Visiting extended family in Beijing, Carlson is one of a small percentage of Europeans who take a more in-depth view on drinking tea. He says in Sweden his local teashop sells 100 grams of Chinese Pu'er tea for a quarter of the price.

The reason for such a price gap, says David Duckler, president and founder of US-based Verdant Tea, is because the cost of famous brands and teas grown in recognized regions is driven up by huge domestic demand.

Dispelling the notion that Chinese tea is too expensive, the 26-year-old American's Minnesota-based teahouse sells a variety of high-quality teas, sourced directly from farmers for less than US$5 a cup — the equivalent of an average coffee at Starbucks.

"Whenever possible, we try to source from regions or farmers who are doing high-quality work but are not yet famous," he says.

"This allows us to present the best value to American customers by providing high-quality tea at more affordable prices and not affected by the high domestic demand."

Establishing contact with farming families while working as a Fulbright Foundation scholar to examine tea in China in more depth, Duckler says the reason for the lackluster interest in fine teas is simply because of a scarcity of information.

"The Western market is full of young professionals excited to spend money on Scotch whisky, wine and coffee. Tea companies in America have simply never given Americans a reason to spend more than what tea bags cost at the grocery store," he says.

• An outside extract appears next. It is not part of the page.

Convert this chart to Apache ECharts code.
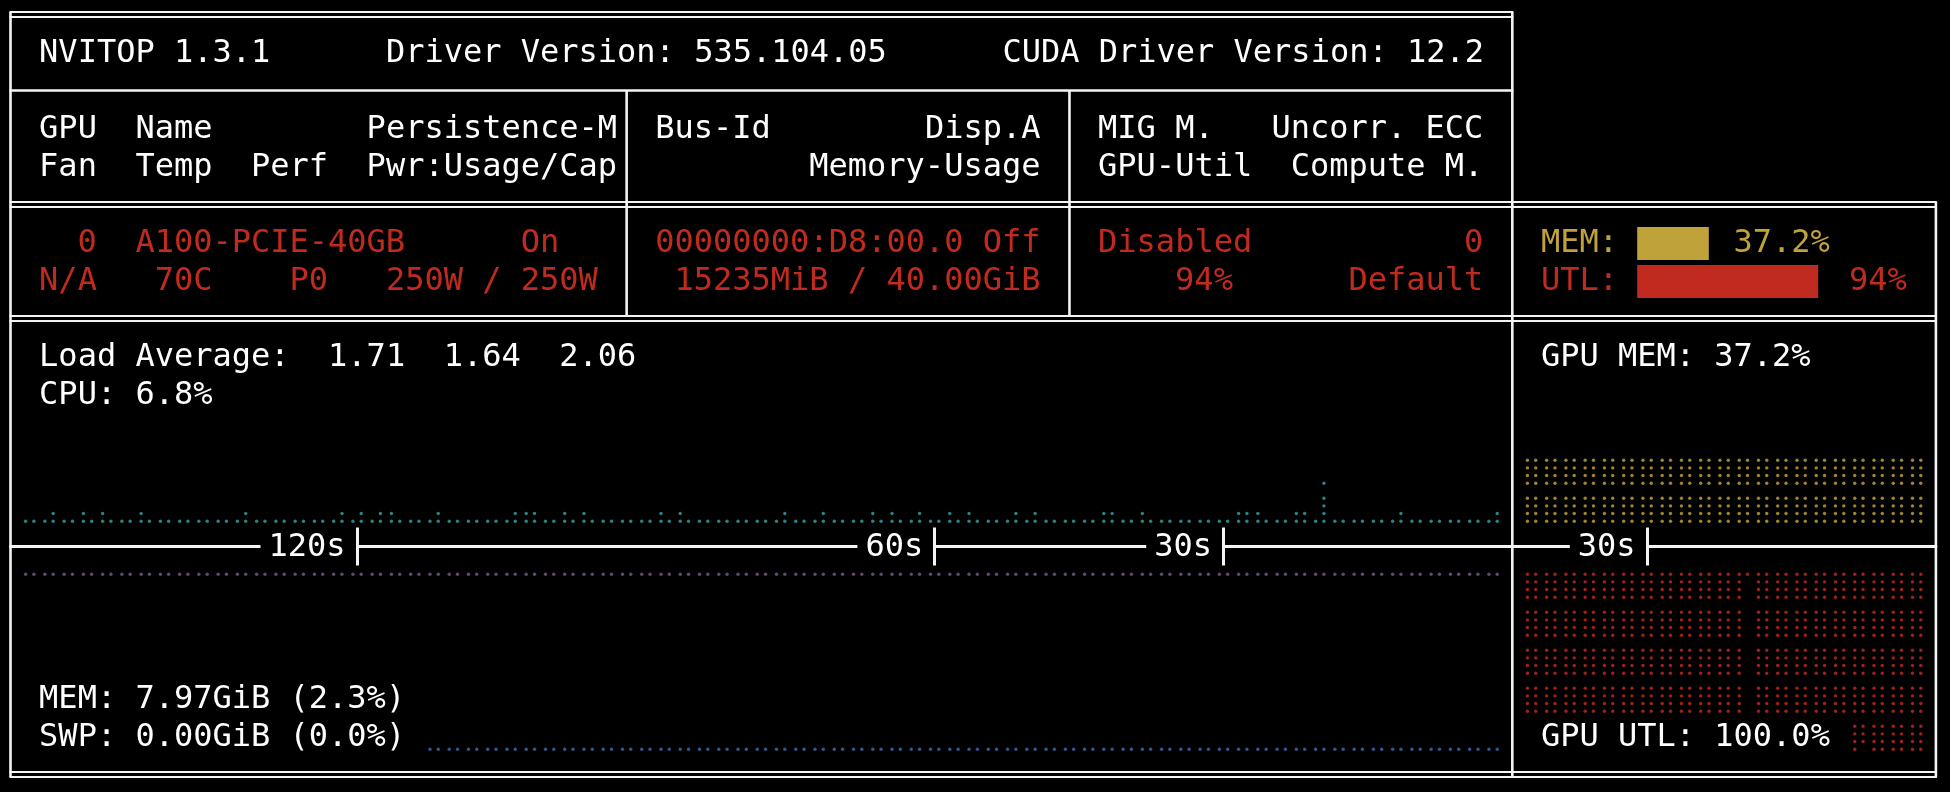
<!DOCTYPE html>
<html>
<head>
<meta charset="utf-8">
<script src="https://cdn.jsdelivr.net/npm/echarts@6/dist/echarts.min.js"></script>
<style>
html,body{margin:0;padding:0;background:#000;}
#chart{width:1950px;height:792px;}
</style>
</head>
<body>
<div id="chart"></div>
<script>
// ---------------- DATA ----------------
const nvitopVersion = '1.3.1';
const driverVersion = '535.104.05';
const cudaVersion = '12.2';
const loadAverage = [1.71, 1.64, 2.06];
const cpuPercent = 6.8;
const memUsed = '7.97GiB', memPercent = 2.3;
const swpUsed = '0.00GiB', swpPercent = 0.0;
const gpuMemPercent = 37.2;
const gpuUtlPercent = 100.0;

// device bars (right of the GPU row)
const gpuBarLabels = ['MEM', 'UTL'];
const gpuBarValues = [37.2, 94];

// history graphs, oldest sample first, one sample per second
const cpuHistory = [
  3,3,3,7,3,3,7,3,7,3,
  3,3,7,3,3,3,3,3,3,3,
  3,3,3,7,3,3,3,3,3,3,
  3,3,3,7,3,7,3,7,7,3,
  3,3,3,7,3,3,3,3,3,3,
  3,7,7,7,3,3,7,3,7,3,
  3,3,3,3,3,3,7,3,7,3,
  3,3,3,3,3,3,3,3,3,7,
  3,3,3,7,3,3,3,3,7,3,
  7,3,3,7,3,3,7,3,7,3,
  3,3,3,7,3,7,3,3,3,3,
  3,3,7,7,3,3,7,3,3,3,
  3,3,3,3,3,3,7,7,7,3,
  3,3,7,7,3,22,3,3,3,3,
  3,3,3,7,3,3,3,3,3,3,
  3,3,3,7
];
const memHistory = [
  2.3,2.3,2.3,2.3,2.3,2.3,2.3,2.3,2.3,2.3,2.3,2.3,2.3,2.3,
  2.3,2.3,2.3,2.3,2.3,2.3,2.3,2.3,2.3,2.3,2.3,2.3,2.3,2.3,
  2.3,2.3,2.3,2.3,2.3,2.3,2.3,2.3,2.3,2.3,2.3,2.3,2.3,2.3,
  2.3,2.3,2.3,2.3,2.3,2.3,2.3,2.3,2.3,2.3,2.3,2.3,2.3,2.3,
  2.3,2.3,2.3,2.3,2.3,2.3,2.3,2.3,2.3,2.3,2.3,2.3,2.3,2.3,
  2.3,2.3,2.3,2.3,2.3,2.3,2.3,2.3,2.3,2.3,2.3,2.3,2.3,2.3,
  2.3,2.3,2.3,2.3,2.3,2.3,2.3,2.3,2.3,2.3,2.3,2.3,2.3,2.3,
  2.3,2.3,2.3,2.3,2.3,2.3,2.3,2.3,2.3,2.3,2.3,2.3,2.3,2.3,
  2.3,2.3,2.3,2.3,2.3,2.3,2.3,2.3,2.3,2.3,2.3,2.3,2.3,2.3,
  2.3,2.3,2.3,2.3,2.3,2.3,2.3,2.3,2.3,2.3,2.3,2.3,2.3,2.3,
  2.3,2.3,2.3,2.3,2.3,2.3,2.3,2.3,2.3,2.3,2.3,2.3,2.3,2.3
];
const swpHistory = [
  0,0,0,0,0,0,0,0,0,0,0,0,0,0,
  0,0,0,0,0,0,0,0,0,0,0,0,0,0,
  0,0,0,0,0,0,0,0,0,0,0,0,0,0,
  0,0,0,0,0,0,0,0,0,0,0,0,0,0,
  0,0,0,0,0,0,0,0,0,0,0,0,0,0,
  0,0,0,0,0,0,0,0,0,0,0,0,0,0,
  0,0,0,0,0,0,0,0,0,0,0,0,0,0,
  0,0,0,0,0,0,0,0,0,0,0,0,0,0,
  0,0,0,0,0,0,0,0,0,0,0,0,0,0,
  0,0,0,0,0,0,0,0,0,0,0,0,0,0,
  0,0,0,0,0,0,0,0,0,0,0,0,0,0
];
const gpuMemHistory = [
  37.2,37.2,37.2,37.2,37.2,37.2,37.2,37.2,37.2,37.2,37.2,37.2,37.2,37.2,
  37.2,37.2,37.2,37.2,37.2,37.2,37.2,37.2,37.2,37.2,37.2,37.2,37.2,37.2,
  37.2,37.2,37.2,37.2,37.2,37.2,37.2,37.2,37.2,37.2,37.2,37.2,37.2,37.2
];
const gpuUtlHistory = [
  100,100,100,100,100,100,100,100,100,100,100,100,100,100,
  100,100,100,100,100,100,100,100,100,3,100,100,100,100,
  100,100,100,100,100,100,100,93,100,100,100,100,100,100
];

// time axis ticks (seconds ago)
const leftTimeTicks = [120, 60, 30];
const rightTimeTicks = [30];

// ---------------- LAYOUT (terminal grid) ----------------
const CW = 19.254;          // character cell width
const RH = 38;              // character cell height
const LINE_X0 = 10.5;       // centre of column 0
const TEXT_X0 = 0.6;        // left edge of column 0 for text
const ROW_Y0 = 14.5;        // centre of row 0
const TEXT_DY = 1.5;        // text middle relative to row centre
const colX = c => LINE_X0 + CW * c;
const cellLeft = c => TEXT_X0 + CW * c;
const rowY = r => ROW_Y0 + RH * r;
const SEC_PX = CW / 2;      // one braille dot column per second
const PCT_PX = 1.9;         // 20 braille dots over 5 rows
const FONT = '"DejaVu Sans Mono", "Liberation Mono", monospace';
const FS = 32;

const C = {
  w: '#ffffff', r: '#c12a1f', g: '#c0a23b',
  teal: '#3aa3a5', purple: '#7b5b8d', blue: '#3e6db3',
  gold: '#c8a63b', red: '#c62b20', line: '#f4f4f4'
};

// ---------------- TEXT ----------------
const screenText = [
  [1, 2, `NVITOP ${nvitopVersion}      Driver Version: ${driverVersion}      CUDA Driver Version: ${cudaVersion}`, 'w'],
  [3, 2, 'GPU  Name        Persistence-M', 'w'],
  [3, 34, 'Bus-Id        Disp.A', 'w'],
  [3, 57, 'MIG M.   Uncorr. ECC', 'w'],
  [4, 2, 'Fan  Temp  Perf  Pwr:Usage/Cap', 'w'],
  [4, 42, 'Memory-Usage', 'w'],
  [4, 57, 'GPU-Util  Compute M.', 'w'],
  [6, 4, '0  A100-PCIE-40GB      On', 'r'],
  [6, 34, '00000000:D8:00.0 Off', 'r'],
  [6, 57, 'Disabled           0', 'r'],
  [7, 2, 'N/A   70C    P0   250W / 250W', 'r'],
  [7, 35, '15235MiB / 40.00GiB', 'r'],
  [7, 61, '94%      Default', 'r'],
  [6, 80, gpuBarLabels[0] + ':', 'g'],
  [6, 90, gpuBarValues[0].toFixed(1) + '%', 'g'],
  [7, 80, gpuBarLabels[1] + ':', 'r'],
  [7, 96, gpuBarValues[1] + '%', 'r'],
  [9, 2, 'Load Average:  ' + loadAverage.map(v => v.toFixed(2)).join('  '), 'w'],
  [10, 2, 'CPU: ' + cpuPercent.toFixed(1) + '%', 'w'],
  [18, 2, 'MEM: ' + memUsed + ' (' + memPercent.toFixed(1) + '%)', 'w'],
  [19, 2, 'SWP: ' + swpUsed + ' (' + swpPercent.toFixed(1) + '%)', 'w'],
  [9, 80, 'GPU MEM: ' + gpuMemPercent.toFixed(1) + '%', 'w'],
  [19, 80, 'GPU UTL: ' + gpuUtlPercent.toFixed(1) + '%', 'w']
];

const graphic = [];
screenText.forEach(([r, c, t, k]) => {
  graphic.push({
    type: 'text', x: cellLeft(c), y: rowY(r) + TEXT_DY, silent: true, z: 10,
    style: { text: t, fill: C[k], font: FS + 'px ' + FONT, textAlign: 'left', textVerticalAlign: 'middle', verticalAlign: 'middle' }
  });
});

// box drawing
function hline(y, c1, c2, w) {
  graphic.push({ type: 'line', silent: true, z: 5, shape: { x1: colX(c1) - 1, y1: y, x2: colX(c2) + 1, y2: y }, style: { stroke: C.line, lineWidth: w } });
}
function dline(r, c1, c2) { hline(rowY(r) - 2.5, c1, c2, 2); hline(rowY(r) + 2.5, c1, c2, 2); }
function vline(c, y1, y2) {
  graphic.push({ type: 'line', silent: true, z: 5, shape: { x1: colX(c), y1: y1, x2: colX(c), y2: y2 }, style: { stroke: C.line, lineWidth: 2.6 } });
}
dline(0, 0, 78);
hline(rowY(2), 0, 78, 2.6);
dline(5, 0, 100);
dline(8, 0, 100);
dline(20, 0, 100);
vline(0, rowY(0) - 2.5, rowY(20) + 2.5);
vline(78, rowY(0) - 2.5, rowY(20) + 2.5);
vline(100, rowY(5) - 2.5, rowY(20) + 2.5);
vline(32, rowY(2), rowY(8) - 2.5);
vline(55, rowY(2), rowY(8) - 2.5);

// ---------------- BRAILLE DOTS ----------------
const UP = [6.2, 14.0, 21.6, 29.2];     // dot centres above cell bottom
const DOWN = [8.8, 16.4, 24.0, 31.8];   // dot centres below cell top
function dotLevel(v) { return Math.min(20, Math.max(1, Math.ceil(v / 5 - 1e-9))); }
function sampleT(i) { return i + 1.5 + (i % 2 === 0 ? 0.069 : -0.069); }
function dots(history, offsets, from, to) {
  const n = history.length, out = [];
  history.forEach((v, k) => {
    const i = n - 1 - k, t = sampleT(i), lvl = dotLevel(v);
    for (let d = from; d < Math.min(lvl, to); d++) {
      out.push([t, (RH * Math.floor(d / 4) + offsets[d % 4]) / PCT_PX]);
    }
  });
  return out;
}

// ---------------- GRIDS / AXES ----------------
const leftW = colX(78) - colX(0);
const rightW = colX(100) - colX(78);
const upTop = rowY(9) - RH / 2, axisY = rowY(14), lowTop = rowY(15) - RH / 2, lowH = RH * 5;
const swpLeft = cellLeft(22);
const utlClipLeft = cellLeft(96);

const grid = [
  { left: colX(0), top: upTop, width: leftW, height: axisY - upTop },           // 0 CPU
  { left: colX(0), top: lowTop, width: leftW, height: lowH },                   // 1 MEM
  { left: swpLeft, top: lowTop, width: colX(78) - swpLeft, height: lowH },      // 2 SWP
  { left: colX(78), top: upTop, width: rightW, height: axisY - upTop },         // 3 GPU MEM
  { left: colX(78), top: lowTop, width: rightW, height: lowH },                 // 4 GPU UTL
  { left: utlClipLeft, top: lowTop, width: colX(100) - utlClipLeft, height: lowH }, // 5 GPU UTL last row
  { left: cellLeft(85), top: rowY(6) - RH / 2 + 1, width: CW * 10, height: RH * 2 } // 6 bars
];

const hidden = { show: false };
function hiddenX(gi, max) {
  return { type: 'value', gridIndex: gi, min: 0, max: max, inverse: true, show: false, axisLine: { onZero: false }, splitLine: hidden };
}
function timeAxes(gi, max, ticks) {
  const base = { type: 'value', gridIndex: gi, min: 0, max: max, inverse: true, position: 'bottom', splitLine: hidden };
  return [
    Object.assign({}, base, {
      z: 2,
      axisLine: { show: true, onZero: false, lineStyle: { color: C.line, width: 3 } },
      axisTick: hidden,
      axisLabel: {
        show: true, customValues: ticks, formatter: v => v + 's', color: C.w,
        fontFamily: FONT, fontSize: FS, align: 'right', verticalAlign: 'middle', margin: TEXT_DY,
        backgroundColor: '#000', padding: [3, 11.5, 3, 8]
      }
    }),
    Object.assign({}, base, {
      z: 6, axisLine: { show: false, onZero: false }, axisLabel: hidden,
      axisTick: { show: true, customValues: ticks, inside: true, length: 19, lineStyle: { color: C.line, width: 3 } }
    }),
    Object.assign({}, base, {
      z: 6, axisLine: { show: false, onZero: false }, axisLabel: hidden,
      axisTick: { show: true, customValues: ticks, inside: false, length: 19, lineStyle: { color: C.line, width: 3 } }
    })
  ];
}
const leftMax = leftW / SEC_PX, rightMax = rightW / SEC_PX;
const xAxis = [].concat(
  timeAxes(0, leftMax, leftTimeTicks),                 // 0,1,2
  [hiddenX(1, leftMax)],                               // 3
  [hiddenX(2, (colX(78) - swpLeft) / SEC_PX)],         // 4
  timeAxes(3, rightMax, rightTimeTicks),               // 5,6,7
  [hiddenX(4, rightMax)],                              // 8
  [hiddenX(5, (colX(100) - utlClipLeft) / SEC_PX)],    // 9
  [{ type: 'value', gridIndex: 6, min: 0, max: 100, show: false, splitLine: hidden }] // 10
);
const yAxis = [
  { type: 'value', gridIndex: 0, min: -10, max: 100, show: false, splitLine: hidden },
  { type: 'value', gridIndex: 1, min: 0, max: 100, inverse: true, show: false, splitLine: hidden },
  { type: 'value', gridIndex: 2, min: 0, max: 100, show: false, splitLine: hidden },
  { type: 'value', gridIndex: 3, min: -10, max: 100, show: false, splitLine: hidden },
  { type: 'value', gridIndex: 4, min: 0, max: 100, inverse: true, show: false, splitLine: hidden },
  { type: 'value', gridIndex: 5, min: 0, max: 100, inverse: true, show: false, splitLine: hidden },
  { type: 'category', gridIndex: 6, data: gpuBarLabels, inverse: true, show: false }
];

function scatter(name, xi, yi, data, color) {
  return { name, type: 'scatter', xAxisIndex: xi, yAxisIndex: yi, data, symbol: 'circle', symbolSize: 3.4,
           itemStyle: { color }, silent: true, clip: true, animation: false };
}
const series = [
  scatter('CPU', 0, 0, dots(cpuHistory, UP, 0, 20), C.teal),
  scatter('MEM', 3, 1, dots(memHistory, DOWN, 0, 20), C.purple),
  scatter('SWP', 4, 2, dots(swpHistory, UP, 0, 20), C.blue),
  scatter('GPU MEM', 5, 3, dots(gpuMemHistory, UP, 0, 20), C.gold),
  scatter('GPU UTL', 8, 4, dots(gpuUtlHistory, DOWN, 0, 16), C.red),
  scatter('GPU UTL tail', 9, 5, dots(gpuUtlHistory, DOWN, 16, 20), C.red),
  {
    name: 'GPU bars', type: 'bar', xAxisIndex: 10, yAxisIndex: 6, barWidth: 33, silent: true, animation: false,
    data: gpuBarValues.map((v, i) => ({ value: v, itemStyle: { color: i === 0 ? C.g : C.r } }))
  }
];

const chart = echarts.init(document.getElementById('chart'), null, { renderer: 'canvas' });
chart.setOption({
  backgroundColor: '#000',
  animation: false,
  textStyle: { fontFamily: FONT },
  grid, xAxis, yAxis, series,
  graphic: { elements: graphic }
});
</script>
</body>
</html>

"When an American customer spends money on coffee or Scotch, they expect to know when and where it was produced, how much was produced and whether flavor, texture and aftertaste make it worth the money.

"Tea sellers in America usually focus on health benefits, but not much is said about taste. Even less is said about the origins of the tea."

Starting Verdant as an online distributor, Duckler eventually opened a small tearoom to attract customers who wouldn't otherwise seek out his products.

His tearoom, complete with carved wooden tables sporting hidden drains, seems more at home in a city such as Shanghai or Guangzhou than in the cold northern state of Minnesota.

But it is transplanting that piece of Chinese culture in America that captured his interest while living in China that pushed Duckler and his wife to create Verdant.